Monovision is the result of a procedure that focuses one eye for near-sight and another for far-sight. Monovision may be an option for you if you are in your mid-40’s, suffering the early effects of presbyopia, and are considering refractive surgery.
Q: What is monovision?
A: Monovision refers to focusing one eye for near sight, and the other for far-sight. Monovision preserves reading vision in patients over 45. If you are not a candidate for Refractive Lens Exchange with multifocal lens implants, this is an option.
Q: What types of corrective eye surgery can create monovision?
A: Laser vision correction (LASIK and PRK), and intraocular lens implantation (RLE) can all be used to create monovision.
Monovision LASIK/PRK is a specialized technique in LASIK/PRK surgery to reduce or eliminate reading glasses dependency. Monovision LASIK/PRK corrects one eye for emmetropia (distance) and the other eye for myopia (near vision).
Q: What is a monovision contact lens trial?
A: A monovision contact lens trial uses contact lenses (one for near vision/one for far vision) to test monovision prior to any surgical correction. This trial is used to see if you will adapt readily to monovision or not. Patients who do well with the trial, overwhelmingly do well with monovision LASIK and RLE.

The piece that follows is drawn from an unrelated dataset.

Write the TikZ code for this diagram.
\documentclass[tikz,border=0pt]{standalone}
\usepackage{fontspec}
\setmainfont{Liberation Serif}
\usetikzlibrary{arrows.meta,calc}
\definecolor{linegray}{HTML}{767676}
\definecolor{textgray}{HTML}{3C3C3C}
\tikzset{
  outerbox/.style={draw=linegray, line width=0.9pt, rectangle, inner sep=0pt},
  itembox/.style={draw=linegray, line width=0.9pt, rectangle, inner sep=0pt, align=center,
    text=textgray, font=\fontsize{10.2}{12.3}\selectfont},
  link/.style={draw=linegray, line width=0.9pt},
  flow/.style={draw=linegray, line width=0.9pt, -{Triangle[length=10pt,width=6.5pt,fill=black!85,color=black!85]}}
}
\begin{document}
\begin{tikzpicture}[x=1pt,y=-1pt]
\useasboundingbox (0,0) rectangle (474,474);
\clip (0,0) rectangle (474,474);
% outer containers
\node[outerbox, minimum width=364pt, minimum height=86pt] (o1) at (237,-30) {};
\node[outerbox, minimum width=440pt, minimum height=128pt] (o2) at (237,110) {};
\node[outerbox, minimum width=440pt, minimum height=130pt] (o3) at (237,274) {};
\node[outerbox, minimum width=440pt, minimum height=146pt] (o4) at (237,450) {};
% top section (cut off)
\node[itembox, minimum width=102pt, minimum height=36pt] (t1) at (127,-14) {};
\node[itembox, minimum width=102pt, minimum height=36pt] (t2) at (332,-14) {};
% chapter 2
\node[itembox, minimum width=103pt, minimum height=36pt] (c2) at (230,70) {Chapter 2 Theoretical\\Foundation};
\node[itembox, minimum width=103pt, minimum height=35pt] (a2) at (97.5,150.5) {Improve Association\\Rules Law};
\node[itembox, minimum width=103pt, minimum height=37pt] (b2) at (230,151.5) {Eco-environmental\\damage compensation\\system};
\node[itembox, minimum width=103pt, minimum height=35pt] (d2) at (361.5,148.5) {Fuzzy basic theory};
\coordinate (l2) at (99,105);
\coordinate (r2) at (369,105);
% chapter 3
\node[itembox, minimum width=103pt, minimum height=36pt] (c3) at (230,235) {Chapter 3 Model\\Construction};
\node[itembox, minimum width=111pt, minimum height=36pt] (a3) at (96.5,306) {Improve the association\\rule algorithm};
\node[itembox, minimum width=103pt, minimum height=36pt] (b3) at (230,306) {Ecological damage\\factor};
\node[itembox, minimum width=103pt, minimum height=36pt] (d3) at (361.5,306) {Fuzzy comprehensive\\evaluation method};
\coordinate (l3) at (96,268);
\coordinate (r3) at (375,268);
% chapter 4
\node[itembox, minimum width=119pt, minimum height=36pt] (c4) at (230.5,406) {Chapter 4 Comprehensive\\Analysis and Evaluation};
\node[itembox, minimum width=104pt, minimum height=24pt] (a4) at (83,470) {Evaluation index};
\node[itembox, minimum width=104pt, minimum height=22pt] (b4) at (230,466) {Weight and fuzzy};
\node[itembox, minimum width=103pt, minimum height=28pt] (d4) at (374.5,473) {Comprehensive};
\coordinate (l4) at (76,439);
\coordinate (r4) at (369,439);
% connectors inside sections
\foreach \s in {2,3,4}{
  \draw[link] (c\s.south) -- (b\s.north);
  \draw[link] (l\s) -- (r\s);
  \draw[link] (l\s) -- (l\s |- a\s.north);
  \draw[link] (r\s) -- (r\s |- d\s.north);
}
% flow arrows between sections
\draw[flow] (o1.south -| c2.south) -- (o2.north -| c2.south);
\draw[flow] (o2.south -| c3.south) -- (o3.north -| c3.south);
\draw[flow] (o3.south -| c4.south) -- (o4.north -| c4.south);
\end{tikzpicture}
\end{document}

Q: How long does it take to adjust to LASIK monovision?
A: Usually, there is an adaptation period of one to three weeks. During this transition, you may notice occasional blurring of distance vision throughout the day. If you are considering LASIK monovision, a contact lens trial is recommended before proceeding with surgery.
Q: What are the limitations of monovision?
A: You may notice your vision is sometimes not as sharp as it would be if both eyes worked together. Under conditions that require heavy-use of distance vision, such as nighttime driving, you may notice the reading eye blurring or light scattering. You may notice a slight reduction in depth-perception. You may notice difficulty with fine visual tasks, such as needlepoint.